▸ **Task prompt**:
Extract all lines that hold "this" from the records below.

▸ **Source material**:
######
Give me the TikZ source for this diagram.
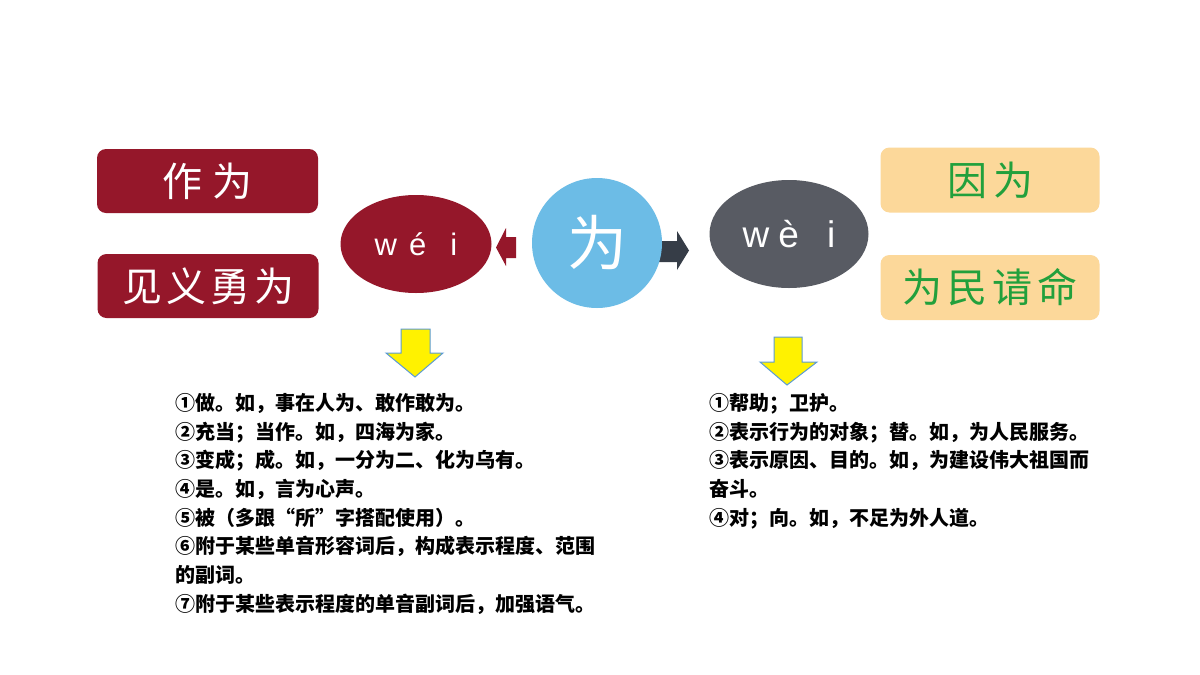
######
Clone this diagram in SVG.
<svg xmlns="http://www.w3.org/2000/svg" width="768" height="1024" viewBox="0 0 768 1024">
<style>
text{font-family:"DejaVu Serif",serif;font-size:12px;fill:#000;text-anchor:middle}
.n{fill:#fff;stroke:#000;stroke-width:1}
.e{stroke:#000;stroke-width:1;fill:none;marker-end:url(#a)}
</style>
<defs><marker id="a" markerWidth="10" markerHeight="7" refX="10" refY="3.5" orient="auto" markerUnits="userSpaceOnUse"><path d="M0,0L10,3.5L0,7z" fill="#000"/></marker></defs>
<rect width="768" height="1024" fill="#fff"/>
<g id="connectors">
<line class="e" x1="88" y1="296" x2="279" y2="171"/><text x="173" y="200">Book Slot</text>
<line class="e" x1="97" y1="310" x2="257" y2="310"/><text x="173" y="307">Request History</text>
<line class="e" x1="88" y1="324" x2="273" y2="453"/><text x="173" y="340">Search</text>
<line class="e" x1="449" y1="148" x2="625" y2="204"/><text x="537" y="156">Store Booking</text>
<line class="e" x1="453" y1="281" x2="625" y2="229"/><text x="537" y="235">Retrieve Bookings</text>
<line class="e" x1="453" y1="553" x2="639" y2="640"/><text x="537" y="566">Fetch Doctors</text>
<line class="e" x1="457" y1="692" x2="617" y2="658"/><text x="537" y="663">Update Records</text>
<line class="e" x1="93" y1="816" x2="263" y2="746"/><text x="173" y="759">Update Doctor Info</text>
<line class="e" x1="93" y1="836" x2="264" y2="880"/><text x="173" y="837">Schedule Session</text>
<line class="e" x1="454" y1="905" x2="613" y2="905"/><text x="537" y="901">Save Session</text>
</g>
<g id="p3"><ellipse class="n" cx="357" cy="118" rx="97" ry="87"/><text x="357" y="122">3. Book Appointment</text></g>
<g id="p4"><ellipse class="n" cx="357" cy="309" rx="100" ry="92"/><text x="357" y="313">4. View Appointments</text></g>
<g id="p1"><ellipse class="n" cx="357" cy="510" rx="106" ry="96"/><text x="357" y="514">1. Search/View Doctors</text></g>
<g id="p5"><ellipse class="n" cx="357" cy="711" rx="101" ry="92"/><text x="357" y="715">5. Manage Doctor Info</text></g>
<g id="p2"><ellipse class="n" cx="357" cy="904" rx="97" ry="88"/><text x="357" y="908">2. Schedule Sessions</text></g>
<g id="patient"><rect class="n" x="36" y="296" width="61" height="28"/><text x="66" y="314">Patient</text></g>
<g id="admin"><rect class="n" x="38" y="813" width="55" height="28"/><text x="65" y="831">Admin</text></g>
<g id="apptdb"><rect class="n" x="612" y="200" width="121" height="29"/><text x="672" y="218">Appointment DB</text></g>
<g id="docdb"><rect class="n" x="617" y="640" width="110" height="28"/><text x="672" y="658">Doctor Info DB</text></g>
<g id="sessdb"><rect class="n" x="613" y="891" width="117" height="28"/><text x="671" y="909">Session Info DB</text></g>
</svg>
######
▸ **Exercise output**:
Give me the TikZ source for this diagram.
Clone this diagram in SVG.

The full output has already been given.